School of Medicine

Renal replacement therapy is a chronic incurable condition associated with significant morbidity and mortality and requires daily therapeutic intervention. While there remains no cure for renal deterioration and the number of available kidney donors is limited, chronic dialysis remains an essential daily life-saving treatment modality.

Treatment with peritoneal dialysis (PD) offers significant treatment, lifestyle, and quality of life advantages over hospital haemodialysis. In addition, it is a more cost-effective therapy. The “Achilles’ heel” of PD, however, remains the susceptibility to recurrent infection with detrimental effects on the process of dialysis through direct membrane damage, but also in more severe infection through significant morbidity and mortality.

Over the past decade there has been a shift in infection profiles towards more virulent infections and an increased prevalence of antibiotic resistance. This, together with the already unacceptable cure and relapse rates, and concomitant morbidity and mortality represent significant limitations to PD therapy.

As we approach the post-antibiotic era there is a clear need for novel therapies to fight infections by resistant strains and improve patient outcomes. If we are to limit the susceptibility to infection and the detrimental impact of prolonged inflammation on membrane longevity, we need to better understand the processes causing deleterious alterations to the peritoneal immune response.

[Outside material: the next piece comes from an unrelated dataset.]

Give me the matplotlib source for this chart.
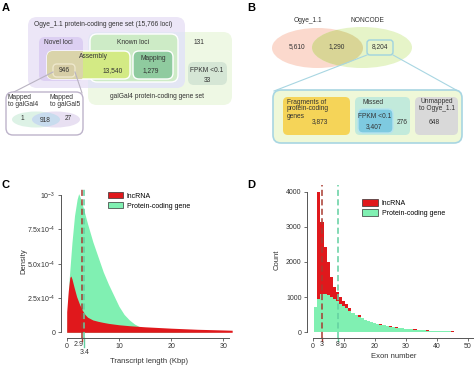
import numpy as np
import matplotlib.pyplot as plt
from matplotlib.patches import FancyBboxPatch, Ellipse, Patch

plt.rcParams['font.family'] = ['Liberation Sans', 'DejaVu Sans']
plt.rcParams['mathtext.fontset'] = 'custom'
plt.rcParams['mathtext.rm'] = 'Liberation Sans'
plt.rcParams['mathtext.it'] = 'Liberation Sans:italic'

# ---- panel A : gene set overlap
a_title = 'Ogye_1.1 protein-coding gene set (15,766 loci)'
a_ref_set = 'galGal4 protein-coding gene set'
a_groups = ['Novel loci', 'Known loci', 'Assembly', 'Mapping']
a_counts = ['946', '13,540', '1,279', '131', '33']
a_sub_labels = ['Mapped\nto galGal4', 'Mapped\nto galGal5']
a_sub_counts = ['1', '918', '27']

# ---- panel B : lncRNA overlap with NONCODE
b_sets = ['Ogye_1.1', 'NONCODE']
b_counts = ['5,610', '1,290', '8,204']
b_groups = ['Fragments of\nprotein-coding\ngenes', 'Missed', 'Unmapped\nto Ogye_1.1']
b_split = ['3,873', '3,407', '276', '648']

# ---- panel C : transcript length density
pc_len = [0, 0.2, 0.5, 1.0, 1.5, 2.0, 2.3, 2.6, 3.0, 3.5, 4.0, 5.0, 6.0, 7.0, 8.0,
          9.0, 10, 11, 12, 13, 14, 15, 17, 20, 25, 31]
pc_dens = np.array([0.0, 0.18, 0.4, 0.65, 0.85, 0.97, 1.01, 0.98, 0.93, 0.86, 0.79,
                    0.66, 0.55, 0.44, 0.35, 0.27, 0.19, 0.13, 0.09, 0.06, 0.04, 0.025,
                    0.012, 0.006, 0.003, 0.001]) * 1e-3
lnc_len = [0, 0.3, 0.6, 0.8, 1.0, 1.4, 1.9, 2.5, 3.0, 3.5, 4.0, 5.0, 6.0, 7.0, 8.0,
           10, 12, 15, 20, 25, 30, 31.7]
lnc_dens = np.array([0.15, 0.3, 0.4, 0.41, 0.39, 0.33, 0.26, 0.2, 0.16, 0.13, 0.11,
                     0.09, 0.08, 0.072, 0.065, 0.055, 0.048, 0.04, 0.03, 0.022, 0.017,
                     0.015]) * 1e-3
len_median = [2.9, 3.4]   # lncRNA, protein-coding

# ---- panel D : exon number histogram (bins 1..52)
exon_lnc = [0, 3980, 3150, 2440, 1990, 1560, 1290, 1150, 1010, 880, 800, 700, 550, 480,
            500, 370, 350, 320, 300, 275, 250, 228, 208, 190, 172, 157, 143, 130, 118,
            107, 97, 88, 80, 72, 65, 59, 53, 48, 44, 40, 36, 33, 30, 27, 25, 22, 20, 18,
            17, 15, 14, 13]
exon_pc = [730, 960, 1100, 1100, 1060, 1000, 950, 880, 810, 750, 680, 610, 545, 490,
           440, 400, 360, 325, 295, 265, 240, 218, 198, 180, 163, 148, 135, 122, 110,
           100, 90, 82, 74, 67, 60, 54, 49, 44, 40, 36, 33, 30, 27, 24, 22, 20, 18, 16,
           15, 13, 12, 11]
exon_median = [3, 8]

RED = '#E0181C'
GREEN = '#80F0B2'
RED_D = '#A83A30'
GREEN_D = '#62CFA0'
TXT = '#333333'
AXC = '#555555'

W, H = 474, 375
fig = plt.figure(figsize=(W / 100, H / 100), dpi=100)

# overlay in pixel coordinates for the diagrams
ov = fig.add_axes([0, 0, 1, 1])
ov.set_xlim(0, W)
ov.set_ylim(H, 0)
ov.axis('off')


def rbox(x0, y0, x1, y1, fc, ec='none', lw=0, r=6, z=1):
    p = FancyBboxPatch((x0, y0), x1 - x0, y1 - y0,
                       boxstyle='round,pad=0,rounding_size=%g' % r,
                       fc=fc, ec=ec, lw=lw, zorder=z)
    ov.add_patch(p)
    return p


def txt(x, y, s, size=4.8, ha='center', **kw):
    ov.text(x, y, s, fontsize=size, ha=ha, va='center', color=TXT, zorder=20,
            linespacing=1.0, **kw)


# ---------------- panel A
gal = rbox(88, 32, 232, 105, '#EEF8E4', r=9, z=1)
ogy = rbox(28, 17, 185, 88, '#ECE6F7', r=9, z=1.1)
ovl = rbox(88, 32, 232, 105, '#E3E6F4', r=9, z=1.2)
ovl.set_clip_path(ogy)
novel = rbox(39, 37, 83, 81, '#DCCFF2', r=6, z=2)
rbox(90, 34, 178, 82, '#CDEBC6', ec='white', lw=1, r=7, z=2)
rbox(47, 51, 130, 79, '#D3EA84', ec='white', lw=1, r=6, z=3)
asm2 = rbox(47, 51, 130, 79, '#DAD4AA', r=6, z=3.1)
asm2.set_clip_path(novel)
rbox(133, 51, 173, 79, '#8FCB9F', ec='white', lw=1, r=6, z=3)
rbox(53, 64, 75, 77, '#D6CDA6', ec='#EEE8CC', lw=1, r=4, z=4)
rbox(188, 62, 227, 85, '#D5E6D5', r=6, z=2)

txt(103, 24, a_title)
txt(157, 97, a_ref_set)
txt(58, 43, a_groups[0])
txt(133, 43, a_groups[1])
txt(93, 56, a_groups[2])
txt(153, 58, a_groups[3])
txt(64, 70.5, a_counts[0])
txt(113, 70.5, a_counts[1])
txt(151, 70.5, a_counts[2])
txt(199, 43, a_counts[3])
txt(207, 70, 'FPKM <0.1')
txt(207, 80, a_counts[4])

ov.plot([53, 12], [72, 93], color='#B9B3C2', lw=0.8, zorder=5)
ov.plot([75, 82], [72, 93], color='#B9B3C2', lw=0.8, zorder=5)
rbox(6, 92, 83, 135, 'white', ec='#BDB3CA', lw=1, r=7, z=6)
el = Ellipse((36, 119.5), 48, 16, fc='#DDF2E6', ec='none', zorder=7)
er = Ellipse((56, 119.5), 48, 16, fc='#E8E0F2', ec='none', zorder=7)
ov.add_patch(el)
ov.add_patch(er)
eo = Ellipse((56, 119.5), 48, 16, fc='#C8DCEE', ec='none', zorder=8)
ov.add_patch(eo)
eo.set_clip_path(el)
txt(8, 101, a_sub_labels[0], ha='left')
txt(50, 101, a_sub_labels[1], ha='left')
txt(22, 119, a_sub_counts[0])
txt(45, 120, a_sub_counts[1])
txt(68, 119, a_sub_counts[2])

# ---------------- panel B
ep = Ellipse((317.5, 48), 91, 40, fc='#FBD9CD', ec='none', zorder=1)
eg = Ellipse((362, 47.5), 100, 41, fc='#E6F4C8', ec='none', zorder=1.1)
ov.add_patch(ep)
ov.add_patch(eg)
eb = Ellipse((362, 47.5), 100, 41, fc='#D9D596', ec='none', zorder=1.2)
ov.add_patch(eb)
eb.set_clip_path(ep)
rbox(367, 40, 393, 55, 'none', ec='#9FD3E0', lw=1, r=3, z=3)
txt(308, 20, b_sets[0])
txt(367, 20, b_sets[1])
txt(297, 47, b_counts[0])
txt(337, 47, b_counts[1])
txt(380, 47, b_counts[2])

ov.plot([367, 274], [55, 91], color='#A8D6E2', lw=0.8, zorder=2)
ov.plot([393, 458], [55, 91], color='#A8D6E2', lw=0.8, zorder=2)
rbox(273, 90, 462, 143, '#EFF8D8', ec='#A8D6E2', lw=1.2, r=8, z=3)
rbox(283, 97, 350, 135, '#F5D458', r=5, z=4)
rbox(355, 97, 410, 135, '#C2EADB', r=5, z=4)
rbox(358, 109, 393, 133, '#7ECAE0', ec='#B5E3EF', lw=1, r=5, z=5)
rbox(415, 97, 458, 135, '#D9D9D9', r=5, z=4)
txt(287, 109, b_groups[0], ha='left')
txt(320, 122, b_split[0])
txt(373, 103, b_groups[1])
txt(375, 117, 'FPKM <0.1')
txt(374, 127, b_split[1])
txt(402, 122, b_split[2])
txt(437, 105, b_groups[2])
txt(434, 122, b_split[3])

for x, y, s in [(2, 8, 'A'), (247, 8, 'B'), (2, 185, 'C'), (247, 185, 'D')]:
    ov.text(x, y, s, fontsize=8, fontweight='bold', ha='left', va='center', zorder=30)


# ---------------- R-like axes helper
def style(ax, xb, yb):
    for s in ['top', 'right']:
        ax.spines[s].set_visible(False)
    ax.spines['left'].set_position(('outward', 4.3))
    ax.spines['bottom'].set_position(('outward', 3.9))
    ax.spines['left'].set_bounds(*yb)
    ax.spines['bottom'].set_bounds(*xb)
    for s in ['left', 'bottom']:
        ax.spines[s].set_color(AXC)
        ax.spines[s].set_linewidth(0.7)
    ax.tick_params(length=2.2, width=0.6, color=AXC, labelsize=5, labelcolor=TXT, pad=1.5)
    ax.patch.set_alpha(0)


# ---------------- panel C
px_c = 5.22
axc = fig.add_axes([66.7 / W, 1 - 332.3 / H, 31.7 * px_c / W, (332.3 - 189.5) / H])
axc.fill_between(pc_len, pc_dens, color=GREEN, lw=0, zorder=1)
axc.fill_between(lnc_len, lnc_dens, color=RED, lw=0, zorder=2)
axc.set_xlim(0, 31.7)
axc.set_ylim(0, 1.04e-3)
axc.set_yticks([0, 2.5e-4, 5e-4, 7.5e-4, 1e-3])
axc.set_yticklabels(['0', r'2.5x10$^{-4}$', r'5.0x10$^{-4}$', r'7.5x10$^{-4}$', r'10$^{-3}$'])
axc.set_xticks([0, 10, 20, 30])
style(axc, (0, 31), (0, 1e-3))
axc.axvline(len_median[0], ymin=-0.038, ymax=1.02, color=RED_D, lw=1.1,
            ls=(0, (4, 2.2)), clip_on=False, zorder=3)
axc.axvline(len_median[1], ymin=-0.038, ymax=1.02, color=GREEN_D, lw=1.1,
            ls=(0, (4, 2.2)), clip_on=False, zorder=3)
axc.axvline(len_median[0], ymin=-0.038, ymax=-0.06, color=RED_D, lw=1, clip_on=False)
axc.axvline(len_median[1], ymin=-0.038, ymax=-0.1, color=GREEN_D, lw=1, clip_on=False)
axc.annotate('2.9', xy=(len_median[0], 0), xycoords=('data', 'axes fraction'),
             xytext=(-2, -6.3), textcoords='offset points', ha='center', va='top',
             fontsize=5, color=TXT)
axc.annotate('3.4', xy=(len_median[1], 0), xycoords=('data', 'axes fraction'),
             xytext=(0, -12.2), textcoords='offset points', ha='center', va='top',
             fontsize=5, color=TXT)
axc.set_xlabel('Transcript length (Kbp)', fontsize=5.5, color=TXT, labelpad=6)
axc.set_ylabel('Density', fontsize=5.5, color=TXT, labelpad=0)
axc.legend(handles=[Patch(fc=RED, ec='#333333', lw=0.5, label='lncRNA'),
                    Patch(fc=GREEN, ec='#333333', lw=0.5, label='Protein-coding gene')],
           loc='upper left', bbox_to_anchor=(0.23, 1.0), frameon=False, fontsize=5,
           handlelength=2.2, handleheight=1.0, labelspacing=0.35, borderaxespad=0,
           handletextpad=0.6)

# ---------------- panel D
px_d = 3.1
edges = np.arange(0.5, len(exon_pc) + 1.0, 1.0)
axd = fig.add_axes([312.7 / W, 1 - 332.3 / H, 52 * px_d / W, 4150 * 0.03515 / H])
axd.stairs(exon_lnc, edges, fill=True, color=RED, lw=0, zorder=1)
axd.stairs(exon_pc, edges, fill=True, color=GREEN, lw=0, zorder=2)
axd.set_xlim(0, 52)
axd.set_ylim(0, 4150)
axd.set_yticks([0, 1000, 2000, 3000, 4000])
axd.set_xticks([0, 10, 20, 30, 40, 50])
style(axd, (0, 52), (0, 4000))
axd.axvline(exon_median[0], ymin=-0.037, ymax=1.01, color=RED_D, lw=1.1,
            ls=(0, (4, 2.2)), clip_on=False, zorder=3)
axd.axvline(exon_median[1], ymin=-0.037, ymax=1.01, color=GREEN_D, lw=1.1,
            ls=(0, (4, 2.2)), clip_on=False, zorder=3)
axd.axvline(exon_median[0], ymin=-0.037, ymax=-0.06, color=RED_D, lw=1, clip_on=False)
axd.axvline(exon_median[1], ymin=-0.037, ymax=-0.06, color=GREEN_D, lw=1, clip_on=False)
for v in exon_median:
    axd.annotate(str(v), xy=(v, 0), xycoords=('data', 'axes fraction'),
                 xytext=(0, -6.3), textcoords='offset points', ha='center', va='top',
                 fontsize=5, color=TXT)
axd.set_xlabel('Exon number', fontsize=5.5, color=TXT, labelpad=2)
axd.set_ylabel('Count', fontsize=5.5, color=TXT, labelpad=4)
axd.legend(handles=[Patch(fc=RED, ec='#333333', lw=0.5, label='lncRNA'),
                    Patch(fc=GREEN, ec='#333333', lw=0.5, label='Protein-coding gene')],
           loc='upper left', bbox_to_anchor=(0.29, 0.93), frameon=False, fontsize=5,
           handlelength=2.2, handleheight=1.0, labelspacing=0.35, borderaxespad=0,
           handletextpad=0.6)

fig.savefig('out.png', dpi=100)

The peritoneal cavity in PD serves as unique window to inflammatory scenarios that can be prospectively observed in vivo. It affords easy, continuous access to all relevant cellular and humoral players, and allows us to examine how treatment and infection modulate these processes. We know of no other experimental model that gives such direct insight into human immune responses in a similarly clinically relevant, convenient, non-invasive manner.